Marketing and Promotional Expenses
The court determined that Nutrition & Fitness was solely responsible for its own marketing and promotional activities, excluding any obligations for expenses incurred by third-party retailers. It interpreted the contract language to mean that while Nutrition & Fitness could engage in promotional activities to market Blue Emu products, it did not extend to covering costs associated with third parties. The ruling highlighted the distinction between marketing executed directly by Nutrition & Fitness and those costs absorbed by retailers, asserting that the latter did not fall within the scope of the agreement. Additionally, the court clarified that charges from third-party retailers were to be treated as discounts rather than part of the total revenue, which further delineated the financial responsibilities of Nutrition & Fitness under the contract while maintaining clarity on revenue calculations.
Rights to Sell Emu Oil
The court addressed the rights of Progressive Emu to sell emu oil and established conditions under which such sales could occur. It concluded that Progressive Emu was permitted to sell emu oil to third parties only after satisfying its obligations to Nutrition & Fitness and with the understanding that Nutrition & Fitness had a right to consent to such sales. The court's interpretation reinforced the exclusivity of the relationship established in the contract, emphasizing that Progressive Emu could not prioritize third-party sales over its commitments to Nutrition & Fitness. This provision was critical in maintaining the integrity of the contractual relationship, ensuring that Nutrition & Fitness's supply needs were met before any external dealings took place. Consequently, this ruling aimed to prevent conflicts between the parties and uphold the contractual framework that had been mutually agreed upon.

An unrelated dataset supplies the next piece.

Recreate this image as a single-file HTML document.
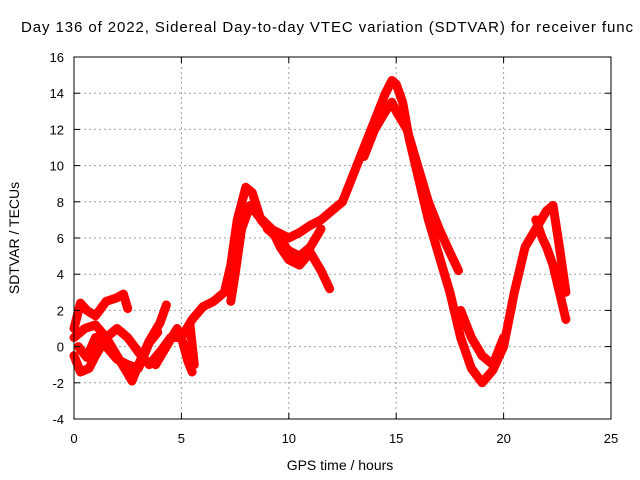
<!DOCTYPE html>
<html><head><meta charset="utf-8"><style>
body{margin:0;background:#fff;}
svg{display:block;font-family:"Liberation Sans",sans-serif;}
</style></head><body>
<svg id="c" width="640" height="480">
<text x="21" y="32" font-size="15" textLength="612" lengthAdjust="spacing" fill="#000">Day 136 of 2022, Sidereal Day-to-day VTEC variation (SDTVAR) for receiver func</text>
<g id="grid"></g><g id="series"></g><g id="axes"></g>
<text x="340" y="470" font-size="14" text-anchor="middle">GPS time / hours</text>
<text transform="translate(19,238) rotate(-90)" font-size="14" text-anchor="middle">SDTVAR / TECUs</text>
</svg>
<script>
const xTicks=[0,5,10,15,20,25];
const yTicks=[-4,-2,0,2,4,6,8,10,12,14,16];
const trackHours=[
[5,5.5,6,6.5,7,7.3,7.6,8,8.3,8.7,9,9.5,10,10.5,11,11.5,12,12.5,13,13.5,14,14.5,14.8,15,15.3,15.6,16,16.5,17,17.5,18,18.5,19,19.5,20,20.5,21,21.5,22,22.3,22.6,22.9],
[13.5,14,14.5,14.8,15,15.5,16,16.5,17,17.5,17.9],
[7.3,7.5,7.8,8.2,8.6,9.2,9.6,10,10.5,11,11.5,11.9],
[9,9.5,10,10.5,11,11.5],
[18,18.5,19,19.5,20],
[21.5,21.8,22,22.3,22.6,22.9],
[0,0.3,0.6,1,1.5,2,2.3,2.5],
[0,0.3,0.7,1,1.5,2,2.5,3,3.5,4,4.5,5,5.3,5.5],
[0,0.5,1,1.5,2,2.5,2.7,3,3.5,4,4.3],
[0.2,0.6,1,1.5,2,2.5,3,3.5,3.9],
[3.8,4.3,4.8,5,5.4,5.6]
];
const trackValues=[
[0.5,1.5,2.2,2.5,3,4.5,7,8.8,8.5,7,6.6,6.3,6,6.3,6.7,7,7.5,8,9.5,11,12.5,14,14.7,14.5,13.5,11.5,9.5,7,5,3,0.5,-1.2,-2,-1.3,0,3,5.5,6.5,7.5,7.8,5.5,3],
[10.5,12,13,13.5,13,12,10,8,6.5,5.2,4.2],
[2.5,4,6.5,7.8,7.2,6.5,5.5,4.8,4.5,5.2,4.2,3.2],
[6.5,6,5.3,5,5.5,6.5],
[2,0.5,-0.5,-1,0.5],
[7,6,5.5,4.5,3,1.5],
[1,2.4,2,1.7,2.5,2.7,2.9,2.1],
[-0.5,-1.4,-1.2,-0.5,0.5,1,0.5,-0.3,-1,-0.3,0.5,0.5,-0.8,-1.4],
[0.5,1,1.2,0.5,-0.5,-1.5,-1.9,-1,0.3,1.3,2.3],
[0,-0.6,0.5,0,-0.7,-1,-1.2,0.2,0.8],
[-1,0,1,0.5,1.2,-1]
];
const NS="http://www.w3.org/2000/svg";
const L=74,R=611,T=57,B=419;
const sx=v=>L+(v-0)/25*(R-L);
const sy=v=>B-(v+4)/20*(B-T);
const grid=document.getElementById('grid'),axes=document.getElementById('axes'),ser=document.getElementById('series');
function mk(tag,at,p){const e=document.createElementNS(NS,tag);for(const k in at)e.setAttribute(k,at[k]);p.appendChild(e);return e;}
xTicks.forEach(t=>{
  const x=sx(t);
  if(t>0&&t<25){const g=mk('line',{x1:x,x2:x,y1:T,y2:B,stroke:'#a0a0a0','stroke-dasharray':'2,3'},grid);
  
  }
  mk('line',{x1:x,x2:x,y1:B,y2:B-6,stroke:'#000'},axes);
  mk('line',{x1:x,x2:x,y1:T,y2:T+6,stroke:'#000'},axes);
  const tx=mk('text',{x:x,y:B+24,'font-size':13,'text-anchor':'middle'},axes);tx.textContent=t;
  
  
});
yTicks.forEach(t=>{
  const y=sy(t);
  if(t>-4&&t<16){const g=mk('line',{x1:L,x2:R,y1:y,y2:y,stroke:'#a0a0a0','stroke-dasharray':'2,3'},grid);
  
  }
  mk('line',{x1:L,x2:L+6,y1:y,y2:y,stroke:'#000'},axes);
  mk('line',{x1:R,x2:R-6,y1:y,y2:y,stroke:'#000'},axes);
  const tx=mk('text',{x:L-10,y:y+5,'font-size':13,'text-anchor':'end'},axes);tx.textContent=t;
  
  
});
const fr=mk('rect',{x:L,y:T,width:R-L,height:B-T,fill:'none',stroke:'#000'},axes);


trackHours.forEach((hs,i)=>{
  const vs=trackValues[i];
  const pts=hs.map((h,j)=>sx(h)+','+sy(vs[j])).join(' ');
  const p=mk('polyline',{points:pts,fill:'none',stroke:'#ff0000','stroke-width':9,'stroke-linejoin':'round','stroke-linecap':'round'},ser);
  
  
});
</script>
</body></html>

Nature of the Relationship Between the Parties
The court affirmed that the relationship between Progressive Emu and Nutrition & Fitness was that of independent contractors rather than a joint venture. It highlighted that the explicit language in the contract stated the nature of their relationship and dismissed any prior references or informal agreements that suggested otherwise. The court explained that, under Georgia law, a joint venture requires elements of mutual control and sharing of profits, which were absent in this case. It noted that both parties operated independently, maintaining separate control over their respective business operations without any obligation to share profits. By categorizing the relationship as one of independent contractors, the court sought to clarify the legal responsibilities and implications of their interactions, which would influence the interpretation of their contractual obligations going forward.